FIRST, the index (pp. 195-7): a mixture of an index locorum, an index nominum and an index rerum. While the index nominum is adequate and helpful, the index locorum (biblical references) is somewhat unusual (cf. "John, Gospel of" [p. 196]; "Paul, St [...] Romans [...] I Corinthians" [etc., p. 196] and the index rerum is totally inadequate. Let me quote a few examples from the latter:

p. 195: "autobiography Chapter 1 and passim."--a very enlightening and helpful reference indeed p. 195: "courtesy 177"--in my view a minor theme in Abbott's study p. 197: "homeliness 177" the term also appears on p. 176

Why an entry for homeliness but none for the related (and complementary) term "familiarity" (cf. the coupling of these terms on p. 177)? Why are there no entries for the even more important terms beholding and seeking, central to one of the arguments developed (convincingly) in the book (cf. p. 22-23; 184)? In addition, I would have expected an entry for both reason and discretion, since a considerable part of the argument (correctly) concentrates on the importance of these concepts for Julian and her world--and, of course, for the modern reader of the Revelations (cf. the discussion of these concepts on p. 25, 85, 169f., 178).

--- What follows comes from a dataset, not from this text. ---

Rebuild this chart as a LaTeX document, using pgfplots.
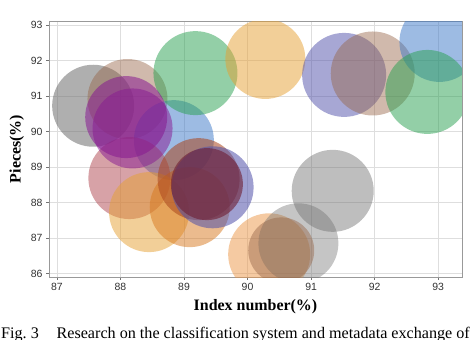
\documentclass[border=0pt]{standalone}
\usepackage{fontspec}
\setmainfont{Liberation Serif}
\setsansfont{Liberation Sans}
\usepackage{pgfplots}
\pgfplotsset{compat=1.18}

\definecolor{cgray}{RGB}{110,110,110}
\definecolor{ctan}{RGB}{150,100,70}
\definecolor{cpurple}{RGB}{135,25,145}
\definecolor{cgreen}{RGB}{40,160,80}
\definecolor{cwheat}{RGB}{230,160,50}
\definecolor{cperi}{RGB}{80,80,170}
\definecolor{cblue}{RGB}{60,120,200}
\definecolor{cpink}{RGB}{175,70,80}
\definecolor{corange}{RGB}{215,120,30}
\definecolor{csienna}{RGB}{170,70,30}
\definecolor{cmaroon}{RGB}{110,30,50}
\definecolor{cpeach}{RGB}{235,150,70}

% one bubble: x, y, radius (bp), colour, opacity
\newcommand{\bubble}[5]{%
  \addplot[only marks, mark=*, mark size=#3bp, color=#4,
    mark options={draw opacity=0, fill=#4, fill opacity=#5}]
    coordinates {(#1,#2)};}

\begin{document}
\begin{tikzpicture}
\useasboundingbox (-49bp,-63bp) rectangle (425bp,277bp);
\begin{axis}[
  at={(0,0)}, anchor=south west,
  scale only axis, width=413bp, height=256bp,
  xmin=86.875, xmax=93.375, ymin=85.9, ymax=93.12,
  xtick={87,88,...,93}, ytick={86,87,...,93},
  grid=major, major grid style={draw=black!13, line width=0.5pt},
  axis line style={draw=black!40, line width=0.8pt},
  tick style={draw=black!55, line width=0.5pt},
  tick align=outside, tickpos=left, major tick length=3pt,
  ticklabel style={font=\sffamily\fontsize{10.5}{12}\selectfont, text=black!80},
  /pgf/number format/assume math mode=true,
  xlabel={Index number(\%)}, ylabel={Pieces(\%)},
  label style={font=\bfseries\fontsize{16}{18}\selectfont},
  xlabel style={yshift=-2bp},
  clip marker paths=true,
]
\bubble{87.57}{90.73}{41}{cgray}{0.55}
\bubble{88.11}{90.92}{40}{ctan}{0.45}
\bubble{88.84}{89.76}{40}{cblue}{0.5}
\bubble{89.18}{91.65}{42}{cgreen}{0.5}
\bubble{88.14}{88.69}{41}{cpink}{0.5}
\bubble{88.09}{90.41}{41}{cpurple}{0.55}
\bubble{88.19}{90.09}{40}{cpurple}{0.5}
\bubble{88.45}{87.73}{40}{cwheat}{0.5}
\bubble{89.09}{87.87}{40}{corange}{0.5}
\bubble{89.23}{88.66}{41}{csienna}{0.55}
\bubble{89.45}{88.43}{41}{cperi}{0.55}
\bubble{89.36}{88.52}{36}{cmaroon}{0.6}
\bubble{90.28}{92.05}{40}{cwheat}{0.5}
\bubble{91.52}{91.60}{42}{cperi}{0.5}
\bubble{91.97}{91.64}{42}{ctan}{0.45}
\bubble{93.02}{92.53}{40}{cblue}{0.5}
\bubble{92.83}{91.12}{42}{cgreen}{0.5}
\bubble{91.34}{88.33}{41}{cgray}{0.45}
\bubble{90.34}{86.54}{41}{cpeach}{0.5}
\bubble{90.80}{86.85}{40}{cgray}{0.4}
\bubble{90.53}{86.65}{33}{ctan}{0.45}
\end{axis}
\node[anchor=base west, font=\fontsize{16.2}{18}\selectfont, inner sep=0pt]
  at (-48bp,-61bp) {Fig.\ 3\hspace{1.1em}Research on the classification system and metadata exchange of};
\end{tikzpicture}
\end{document}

SECOND--and most frustrating--the carelessness evident in one of the central parts of the book: the numerous quotations from Julian's text. In the main text and in the footnotes there are only a few errors and oversights:

p. 11, note 8: "emphatic nattative" should read "emphatic narrative" p. 18, note 26: "rehtorical" should read "rhetorical" p. 23: "and that by which conveys her" should read "and that by which she conveys her" p. 82, note 2: "auctoritatis" should read "auctoritates" p. 146: "observible" should read "observable" p. 162 (first quotation): "but the vertues" should read "but the vertuse" p. 170, note 49: "very God and very man" should read "very God and man" p. 171, note 53: "n. 39, above" should read "n. 38, above" p. 175: "(78.118)" should read "(74.118)" p. 184: "can thought of" should read "can be thought of"

The numerous quotations from Julian's text (based on Marion Glasscoe's revised edition [Exeter, 1993] and, in a few instances (see above), on the critical edition by Colledge and Walsh [Toronto, 1978]) contain a surprising number of errors, ranging from simple errors--word-final "l" and "ll", word-final "e", the use of "i" and "y" as well as of "ea" and "e", omission of punctuation marks and single letters--to more serious errors some of which are listed below.

(1) TRANSPOSITION of words: p. 71 (22.31-2): "that ever I suffrid" should read "that ever suffrid I" p. 134 (63.102-3): "He is in ii manner werkyng" should read "He is ii in manner werkyng" p. 159 (67.110): "yet it may" should read "yet may it"

(2) OMISSION of a SINGLE word: p. 28 (50.71-2): "how it longyth to me to synne" should read "how it longyth to me to se synne" p. 99 (51.77): "and noble plenteous fruits" should read "and noble and plenteous fruits" p. 102 (51.78): "And thus our good lo[r]d Iesus" should read "And thus hath our good lo[r]d Iesus" p. 128 (62.101-2): "and he is very fader and moder" should read "and he is very fader and very moder" p. 143 (51.76): "betokenith that he beclesid" should read "betokenith that he hath beclesid" p. 172 (76.122): "for the beholdyng of mannys synnes" should read "for the beholdyng of other mannys synnes" p. 172 (76.115): "I saw synne in the creatures" should read "I saw synne dedly in the creatures" p. 178 (86.134-5) first portion: "in which he will give us grace" should read "in which knowing he will give us grace"

(3) OMISSION of SEVERAL words: p. 19 (9.13): "ese and comfort; for sothly" should read "ese and comfort, for we arn al one in comfort; for sothly" p. 74 (28.39): "in sorows and anguis in this world" should read "in sorows and anguis and tribulation in this world" p. 144 (51.80): "and our foule dedly flesh, which was Adams old kirtle" should read "and our foule dedly flesh that Gods Son toke on him, which was Adams old kirtle" p. 163 (25.36): "his blissid moder, Seyt Mary" should read "his blissid moder, our lady, Seyt Mary"

(4) ADDITION of words: p. 47 (2.3): "if I should dye, and with all" should read "if I should dye, with all" p. 85 (11.18-19): "to the end that I ordeynd" should read "to the end I ordeynd" p. 86 (27.38): "our good lord" should read "our lord" p. 104 (51.81): "very god and very man" should read "very god and man" p. 115 (53.86): "which knott is so sotil and so myty" should read "which knott is sotil and so myty" p. 123 (18.28): "Thus was our blissid lord Iesus" should read "Thus was our lord Iesus"

Summing up: There are only 27 pages in the book where the quotations from Julian, set off from the main body of the text, contain no errors--as against 87 pages with at least one error. Even the very last quotation from Julian (p. 185) contains a minor error: "begynnyng" should read "begynning".